= Your goal =
All lines from the one with "Give me the matplotlib source for this chart." through the one with "plt.rcParams['font.family'] = ['Liberation", and only those, are to be reproduced exactly, both ends included.

= Records to process =
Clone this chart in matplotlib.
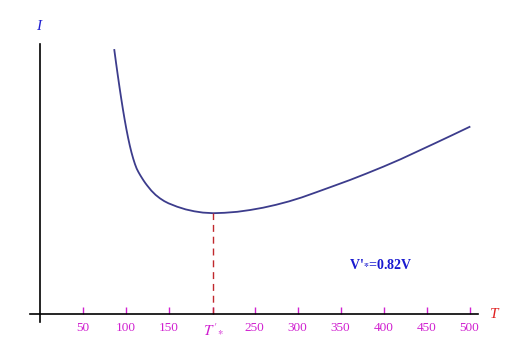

* * *

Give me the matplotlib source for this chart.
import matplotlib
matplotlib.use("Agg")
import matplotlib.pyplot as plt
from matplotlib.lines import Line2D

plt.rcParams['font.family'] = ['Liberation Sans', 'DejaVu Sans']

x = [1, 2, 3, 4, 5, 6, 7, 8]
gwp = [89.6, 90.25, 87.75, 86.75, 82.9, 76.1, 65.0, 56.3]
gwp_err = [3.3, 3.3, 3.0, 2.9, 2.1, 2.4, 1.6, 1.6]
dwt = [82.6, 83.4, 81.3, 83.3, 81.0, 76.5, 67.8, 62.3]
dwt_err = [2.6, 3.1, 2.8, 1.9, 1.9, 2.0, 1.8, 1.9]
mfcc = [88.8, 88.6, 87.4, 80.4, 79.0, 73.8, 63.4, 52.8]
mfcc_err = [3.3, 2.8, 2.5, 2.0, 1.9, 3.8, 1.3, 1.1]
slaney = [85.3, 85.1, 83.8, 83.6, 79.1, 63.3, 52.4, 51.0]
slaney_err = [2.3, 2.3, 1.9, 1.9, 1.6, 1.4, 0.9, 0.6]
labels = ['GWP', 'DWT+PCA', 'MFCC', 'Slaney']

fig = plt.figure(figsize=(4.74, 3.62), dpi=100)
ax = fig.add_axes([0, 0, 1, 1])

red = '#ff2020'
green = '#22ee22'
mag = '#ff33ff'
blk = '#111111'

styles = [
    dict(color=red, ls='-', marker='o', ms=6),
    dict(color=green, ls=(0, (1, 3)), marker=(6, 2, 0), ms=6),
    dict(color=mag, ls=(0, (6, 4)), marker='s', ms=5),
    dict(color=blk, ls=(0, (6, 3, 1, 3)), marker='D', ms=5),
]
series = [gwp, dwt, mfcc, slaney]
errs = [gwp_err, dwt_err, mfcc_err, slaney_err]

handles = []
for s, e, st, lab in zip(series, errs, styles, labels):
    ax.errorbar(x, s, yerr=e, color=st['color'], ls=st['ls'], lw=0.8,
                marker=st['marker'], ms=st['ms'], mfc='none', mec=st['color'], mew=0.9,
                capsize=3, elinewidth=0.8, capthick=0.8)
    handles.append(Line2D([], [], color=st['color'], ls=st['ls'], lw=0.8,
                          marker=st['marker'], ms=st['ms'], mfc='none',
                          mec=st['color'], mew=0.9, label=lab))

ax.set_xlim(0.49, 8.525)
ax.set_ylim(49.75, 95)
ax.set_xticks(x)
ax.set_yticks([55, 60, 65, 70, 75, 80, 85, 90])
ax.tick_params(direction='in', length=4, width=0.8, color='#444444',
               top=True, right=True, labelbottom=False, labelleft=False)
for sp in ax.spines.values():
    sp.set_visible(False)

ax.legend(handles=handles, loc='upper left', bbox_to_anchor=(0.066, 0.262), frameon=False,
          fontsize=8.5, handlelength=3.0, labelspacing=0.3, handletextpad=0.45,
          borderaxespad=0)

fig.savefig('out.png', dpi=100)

= Correct result =
Give me the matplotlib source for this chart.
import matplotlib
matplotlib.use("Agg")
import matplotlib.pyplot as plt
from matplotlib.lines import Line2D

plt.rcParams['font.family'] = ['Liberation Sans', 'DejaVu Sans']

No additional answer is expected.